| STORED ROWS |
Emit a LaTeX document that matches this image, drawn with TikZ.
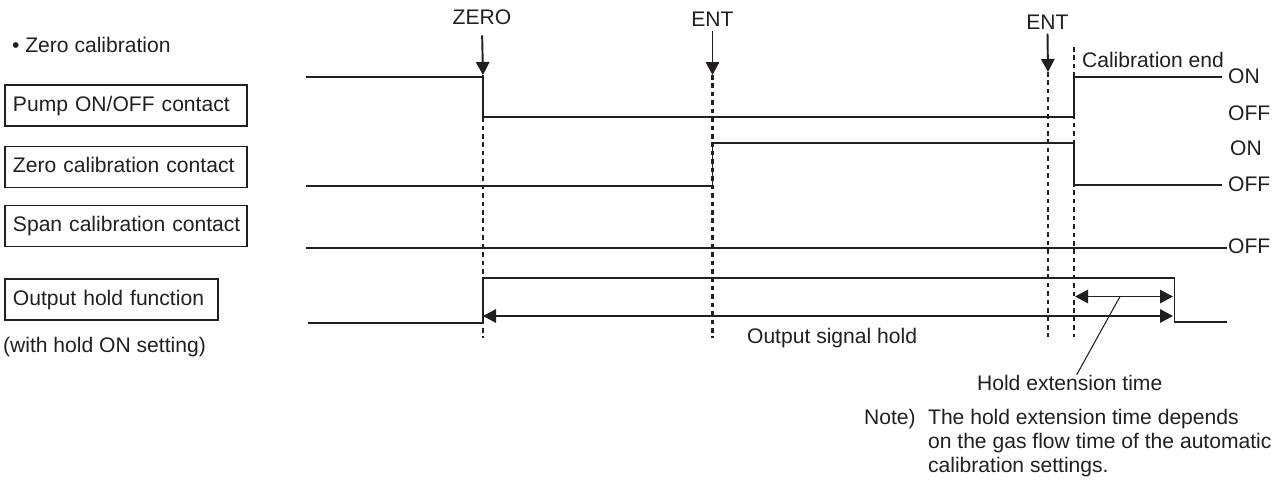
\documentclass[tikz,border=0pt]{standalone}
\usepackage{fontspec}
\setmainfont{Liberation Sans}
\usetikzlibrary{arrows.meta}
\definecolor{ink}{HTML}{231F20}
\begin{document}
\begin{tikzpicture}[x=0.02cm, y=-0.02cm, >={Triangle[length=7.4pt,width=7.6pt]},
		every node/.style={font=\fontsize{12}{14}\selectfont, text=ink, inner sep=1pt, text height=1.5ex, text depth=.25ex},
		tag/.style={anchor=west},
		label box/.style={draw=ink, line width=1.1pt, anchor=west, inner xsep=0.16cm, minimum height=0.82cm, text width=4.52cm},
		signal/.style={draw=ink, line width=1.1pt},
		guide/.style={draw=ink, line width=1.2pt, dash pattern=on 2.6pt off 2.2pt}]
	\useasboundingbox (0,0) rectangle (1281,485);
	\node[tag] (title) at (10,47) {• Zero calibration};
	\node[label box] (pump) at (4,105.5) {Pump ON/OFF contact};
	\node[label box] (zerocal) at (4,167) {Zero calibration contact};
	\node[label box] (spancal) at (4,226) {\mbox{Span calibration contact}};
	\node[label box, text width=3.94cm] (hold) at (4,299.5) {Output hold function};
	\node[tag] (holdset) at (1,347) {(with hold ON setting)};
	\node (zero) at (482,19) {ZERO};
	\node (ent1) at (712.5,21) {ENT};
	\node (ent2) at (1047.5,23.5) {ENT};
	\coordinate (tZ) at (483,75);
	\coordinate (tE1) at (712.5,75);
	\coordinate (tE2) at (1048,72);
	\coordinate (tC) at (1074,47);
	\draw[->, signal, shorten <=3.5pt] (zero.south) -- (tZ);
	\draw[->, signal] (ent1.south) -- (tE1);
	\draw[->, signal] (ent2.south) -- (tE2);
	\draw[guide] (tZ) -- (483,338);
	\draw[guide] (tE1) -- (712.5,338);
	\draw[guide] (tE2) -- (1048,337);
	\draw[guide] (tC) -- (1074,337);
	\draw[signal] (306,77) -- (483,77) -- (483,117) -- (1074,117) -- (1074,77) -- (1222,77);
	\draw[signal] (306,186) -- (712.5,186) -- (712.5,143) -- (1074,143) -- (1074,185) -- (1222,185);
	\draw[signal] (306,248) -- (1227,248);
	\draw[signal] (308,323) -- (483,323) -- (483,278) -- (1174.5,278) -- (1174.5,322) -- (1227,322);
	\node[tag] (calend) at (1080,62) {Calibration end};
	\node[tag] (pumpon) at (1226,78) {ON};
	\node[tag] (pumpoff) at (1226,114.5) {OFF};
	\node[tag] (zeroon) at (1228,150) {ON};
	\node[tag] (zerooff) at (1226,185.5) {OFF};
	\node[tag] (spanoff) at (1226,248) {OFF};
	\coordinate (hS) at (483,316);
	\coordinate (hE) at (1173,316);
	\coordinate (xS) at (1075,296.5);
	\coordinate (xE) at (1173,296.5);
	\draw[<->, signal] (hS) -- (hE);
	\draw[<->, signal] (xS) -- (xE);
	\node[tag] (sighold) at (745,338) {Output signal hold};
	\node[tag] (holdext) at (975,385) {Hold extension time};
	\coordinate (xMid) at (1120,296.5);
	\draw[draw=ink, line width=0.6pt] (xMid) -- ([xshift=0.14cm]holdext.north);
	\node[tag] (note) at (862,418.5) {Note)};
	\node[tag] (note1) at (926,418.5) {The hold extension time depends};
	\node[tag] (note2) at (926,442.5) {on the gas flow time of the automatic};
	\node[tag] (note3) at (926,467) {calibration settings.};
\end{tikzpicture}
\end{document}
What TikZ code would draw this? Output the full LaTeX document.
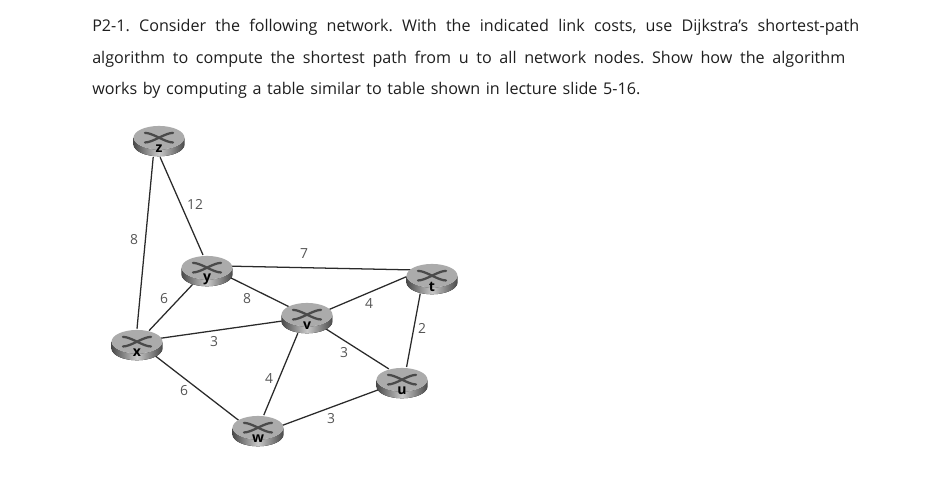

| INSTRUCTIONS FOR THE TASK |
Copy every entry word for word, but omit the pictures.

| EXERCISE SOLUTION |
Emit a LaTeX document that matches this image, drawn with TikZ.
\documentclass[tikz,border=0pt]{standalone}
\usepackage{fontspec}
\setmainfont{Liberation Sans}
\usetikzlibrary{arrows.meta}
\definecolor{ink}{HTML}{231F20}
\begin{document}
\begin{tikzpicture}[x=0.02cm, y=-0.02cm, >={Triangle[length=7.4pt,width=7.6pt]},
		every node/.style={font=\fontsize{12}{14}\selectfont, text=ink, inner sep=1pt, text height=1.5ex, text depth=.25ex},
		tag/.style={anchor=west},
		label box/.style={draw=ink, line width=1.1pt, anchor=west, inner xsep=0.16cm, minimum height=0.82cm, text width=4.52cm},
		signal/.style={draw=ink, line width=1.1pt},
		guide/.style={draw=ink, line width=1.2pt, dash pattern=on 2.6pt off 2.2pt}]
	\useasboundingbox (0,0) rectangle (1281,485);
	\node[tag] (title) at (10,47) {• Zero calibration};
	\node[label box] (pump) at (4,105.5) {Pump ON/OFF contact};
	\node[label box] (zerocal) at (4,167) {Zero calibration contact};
	\node[label box] (spancal) at (4,226) {\mbox{Span calibration contact}};
	\node[label box, text width=3.94cm] (hold) at (4,299.5) {Output hold function};
	\node[tag] (holdset) at (1,347) {(with hold ON setting)};
	\node (zero) at (482,19) {ZERO};
	\node (ent1) at (712.5,21) {ENT};
	\node (ent2) at (1047.5,23.5) {ENT};
	\coordinate (tZ) at (483,75);
	\coordinate (tE1) at (712.5,75);
	\coordinate (tE2) at (1048,72);
	\coordinate (tC) at (1074,47);
	\draw[->, signal, shorten <=3.5pt] (zero.south) -- (tZ);
	\draw[->, signal] (ent1.south) -- (tE1);
	\draw[->, signal] (ent2.south) -- (tE2);
	\draw[guide] (tZ) -- (483,338);
	\draw[guide] (tE1) -- (712.5,338);
	\draw[guide] (tE2) -- (1048,337);
	\draw[guide] (tC) -- (1074,337);
	\draw[signal] (306,77) -- (483,77) -- (483,117) -- (1074,117) -- (1074,77) -- (1222,77);
	\draw[signal] (306,186) -- (712.5,186) -- (712.5,143) -- (1074,143) -- (1074,185) -- (1222,185);
	\draw[signal] (306,248) -- (1227,248);
	\draw[signal] (308,323) -- (483,323) -- (483,278) -- (1174.5,278) -- (1174.5,322) -- (1227,322);
	\node[tag] (calend) at (1080,62) {Calibration end};
	\node[tag] (pumpon) at (1226,78) {ON};
	\node[tag] (pumpoff) at (1226,114.5) {OFF};
	\node[tag] (zeroon) at (1228,150) {ON};
	\node[tag] (zerooff) at (1226,185.5) {OFF};
	\node[tag] (spanoff) at (1226,248) {OFF};
	\coordinate (hS) at (483,316);
	\coordinate (hE) at (1173,316);
	\coordinate (xS) at (1075,296.5);
	\coordinate (xE) at (1173,296.5);
	\draw[<->, signal] (hS) -- (hE);
	\draw[<->, signal] (xS) -- (xE);
	\node[tag] (sighold) at (745,338) {Output signal hold};
	\node[tag] (holdext) at (975,385) {Hold extension time};
	\coordinate (xMid) at (1120,296.5);
	\draw[draw=ink, line width=0.6pt] (xMid) -- ([xshift=0.14cm]holdext.north);
	\node[tag] (note) at (862,418.5) {Note)};
	\node[tag] (note1) at (926,418.5) {The hold extension time depends};
	\node[tag] (note2) at (926,442.5) {on the gas flow time of the automatic};
	\node[tag] (note3) at (926,467) {calibration settings.};
\end{tikzpicture}
\end{document}
What TikZ code would draw this? Output the full LaTeX document.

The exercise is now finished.